#### [Stated problem]
Find and return each line containing "this".
+++ Data to use +++
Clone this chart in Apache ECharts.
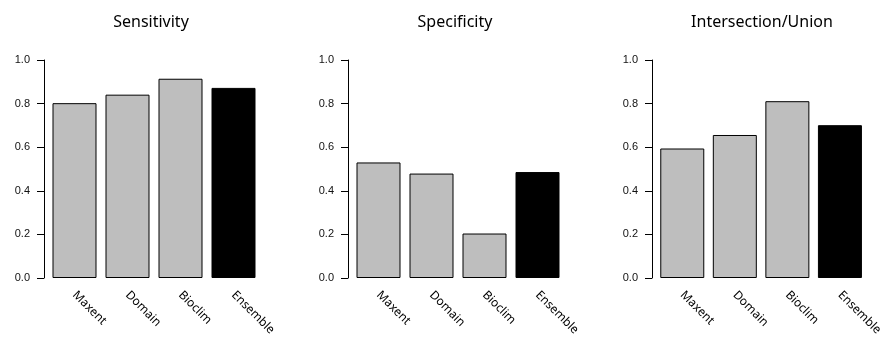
+++
+++ Data to use +++
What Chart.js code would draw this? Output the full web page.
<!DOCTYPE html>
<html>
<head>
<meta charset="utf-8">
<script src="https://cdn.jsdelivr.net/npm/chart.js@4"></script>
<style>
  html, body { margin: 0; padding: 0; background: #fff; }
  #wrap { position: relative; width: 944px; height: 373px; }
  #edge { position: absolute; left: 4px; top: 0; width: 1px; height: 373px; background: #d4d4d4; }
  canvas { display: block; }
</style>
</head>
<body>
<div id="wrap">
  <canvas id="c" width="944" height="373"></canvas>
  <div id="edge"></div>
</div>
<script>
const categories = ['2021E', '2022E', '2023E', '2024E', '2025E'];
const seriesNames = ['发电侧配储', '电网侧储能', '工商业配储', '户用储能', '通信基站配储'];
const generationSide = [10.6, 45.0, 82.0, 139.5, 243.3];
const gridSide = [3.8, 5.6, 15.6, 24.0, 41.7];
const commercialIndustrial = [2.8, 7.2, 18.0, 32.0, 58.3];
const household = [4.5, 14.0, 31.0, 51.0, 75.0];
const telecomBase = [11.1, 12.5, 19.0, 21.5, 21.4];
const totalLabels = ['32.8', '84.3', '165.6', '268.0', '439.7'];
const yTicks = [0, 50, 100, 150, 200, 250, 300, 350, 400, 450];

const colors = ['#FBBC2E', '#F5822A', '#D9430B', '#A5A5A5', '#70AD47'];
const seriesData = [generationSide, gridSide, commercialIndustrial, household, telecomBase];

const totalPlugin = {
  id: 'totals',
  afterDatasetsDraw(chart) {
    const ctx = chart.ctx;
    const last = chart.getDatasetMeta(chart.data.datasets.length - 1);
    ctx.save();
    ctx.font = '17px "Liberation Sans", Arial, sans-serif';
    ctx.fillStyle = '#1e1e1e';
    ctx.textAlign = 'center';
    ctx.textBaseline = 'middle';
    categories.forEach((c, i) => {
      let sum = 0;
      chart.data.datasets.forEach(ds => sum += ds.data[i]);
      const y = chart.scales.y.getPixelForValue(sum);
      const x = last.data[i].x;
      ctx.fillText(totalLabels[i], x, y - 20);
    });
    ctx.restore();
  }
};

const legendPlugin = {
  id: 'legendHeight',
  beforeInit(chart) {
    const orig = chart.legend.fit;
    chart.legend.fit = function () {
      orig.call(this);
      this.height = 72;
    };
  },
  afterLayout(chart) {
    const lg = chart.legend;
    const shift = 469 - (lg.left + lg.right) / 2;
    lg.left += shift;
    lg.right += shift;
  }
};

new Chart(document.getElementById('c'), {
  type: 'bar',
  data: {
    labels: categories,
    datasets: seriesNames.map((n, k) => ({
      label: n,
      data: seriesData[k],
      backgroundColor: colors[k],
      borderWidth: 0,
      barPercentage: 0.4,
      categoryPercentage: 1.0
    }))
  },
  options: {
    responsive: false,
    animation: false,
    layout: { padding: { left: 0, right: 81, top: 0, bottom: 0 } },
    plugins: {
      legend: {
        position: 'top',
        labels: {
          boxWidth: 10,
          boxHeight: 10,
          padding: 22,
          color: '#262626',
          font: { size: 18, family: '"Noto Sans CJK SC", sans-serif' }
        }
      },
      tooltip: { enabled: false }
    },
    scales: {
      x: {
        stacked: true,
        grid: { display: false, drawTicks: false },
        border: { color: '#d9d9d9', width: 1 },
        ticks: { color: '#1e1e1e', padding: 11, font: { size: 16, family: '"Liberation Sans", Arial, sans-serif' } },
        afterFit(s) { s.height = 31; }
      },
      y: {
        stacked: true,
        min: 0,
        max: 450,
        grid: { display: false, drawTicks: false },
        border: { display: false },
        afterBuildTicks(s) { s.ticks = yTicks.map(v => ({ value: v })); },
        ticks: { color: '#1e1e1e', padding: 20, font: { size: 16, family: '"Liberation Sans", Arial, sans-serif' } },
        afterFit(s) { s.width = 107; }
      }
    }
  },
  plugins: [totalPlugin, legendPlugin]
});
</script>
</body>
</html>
+++
+++ Data to use +++
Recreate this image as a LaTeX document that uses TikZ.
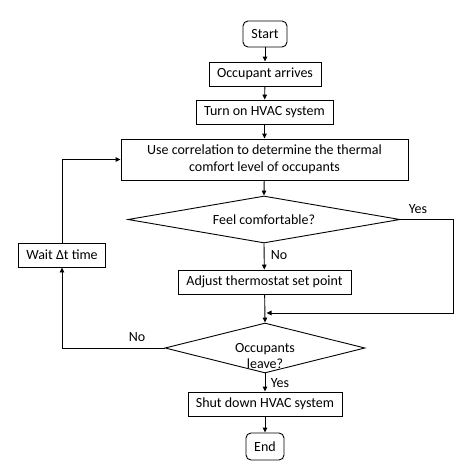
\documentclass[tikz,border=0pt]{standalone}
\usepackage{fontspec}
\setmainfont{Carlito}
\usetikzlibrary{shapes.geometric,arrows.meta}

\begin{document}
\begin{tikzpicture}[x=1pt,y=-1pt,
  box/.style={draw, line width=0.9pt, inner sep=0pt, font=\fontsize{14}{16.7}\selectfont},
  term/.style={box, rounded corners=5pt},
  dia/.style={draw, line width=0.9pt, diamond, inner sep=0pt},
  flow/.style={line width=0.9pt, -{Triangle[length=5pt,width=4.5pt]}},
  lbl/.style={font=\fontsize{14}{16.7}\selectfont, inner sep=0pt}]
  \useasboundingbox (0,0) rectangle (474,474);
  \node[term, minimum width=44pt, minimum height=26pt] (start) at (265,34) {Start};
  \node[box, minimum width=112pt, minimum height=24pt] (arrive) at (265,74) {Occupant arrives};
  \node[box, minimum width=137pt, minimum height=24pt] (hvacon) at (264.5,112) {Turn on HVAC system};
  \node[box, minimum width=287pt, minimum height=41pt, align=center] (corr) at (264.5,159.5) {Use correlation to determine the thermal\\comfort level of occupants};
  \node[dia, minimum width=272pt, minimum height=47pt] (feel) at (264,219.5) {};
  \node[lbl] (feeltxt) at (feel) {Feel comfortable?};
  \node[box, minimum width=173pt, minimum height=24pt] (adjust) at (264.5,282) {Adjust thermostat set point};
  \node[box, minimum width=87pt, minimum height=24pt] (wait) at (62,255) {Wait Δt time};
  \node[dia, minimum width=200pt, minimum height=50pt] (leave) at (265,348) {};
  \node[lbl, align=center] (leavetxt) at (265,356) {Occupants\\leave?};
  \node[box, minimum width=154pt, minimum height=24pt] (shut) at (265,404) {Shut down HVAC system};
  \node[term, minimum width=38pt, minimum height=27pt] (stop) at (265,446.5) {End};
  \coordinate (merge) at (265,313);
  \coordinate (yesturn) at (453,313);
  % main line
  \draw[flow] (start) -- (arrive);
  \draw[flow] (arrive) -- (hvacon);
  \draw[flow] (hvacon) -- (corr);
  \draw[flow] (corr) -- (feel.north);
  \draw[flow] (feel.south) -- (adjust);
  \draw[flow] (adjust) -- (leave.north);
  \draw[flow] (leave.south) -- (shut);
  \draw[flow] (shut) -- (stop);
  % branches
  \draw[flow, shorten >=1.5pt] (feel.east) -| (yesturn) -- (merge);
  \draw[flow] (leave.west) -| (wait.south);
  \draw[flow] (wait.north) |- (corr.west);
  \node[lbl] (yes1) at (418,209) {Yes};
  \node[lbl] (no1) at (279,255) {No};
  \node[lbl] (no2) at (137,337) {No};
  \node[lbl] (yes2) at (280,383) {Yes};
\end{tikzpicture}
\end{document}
+++
#### [Exercise output]
Clone this chart in Apache ECharts.
What Chart.js code would draw this? Output the full web page.
      orig.call(this);
      this.height = 72;
Recreate this image as a LaTeX document that uses TikZ.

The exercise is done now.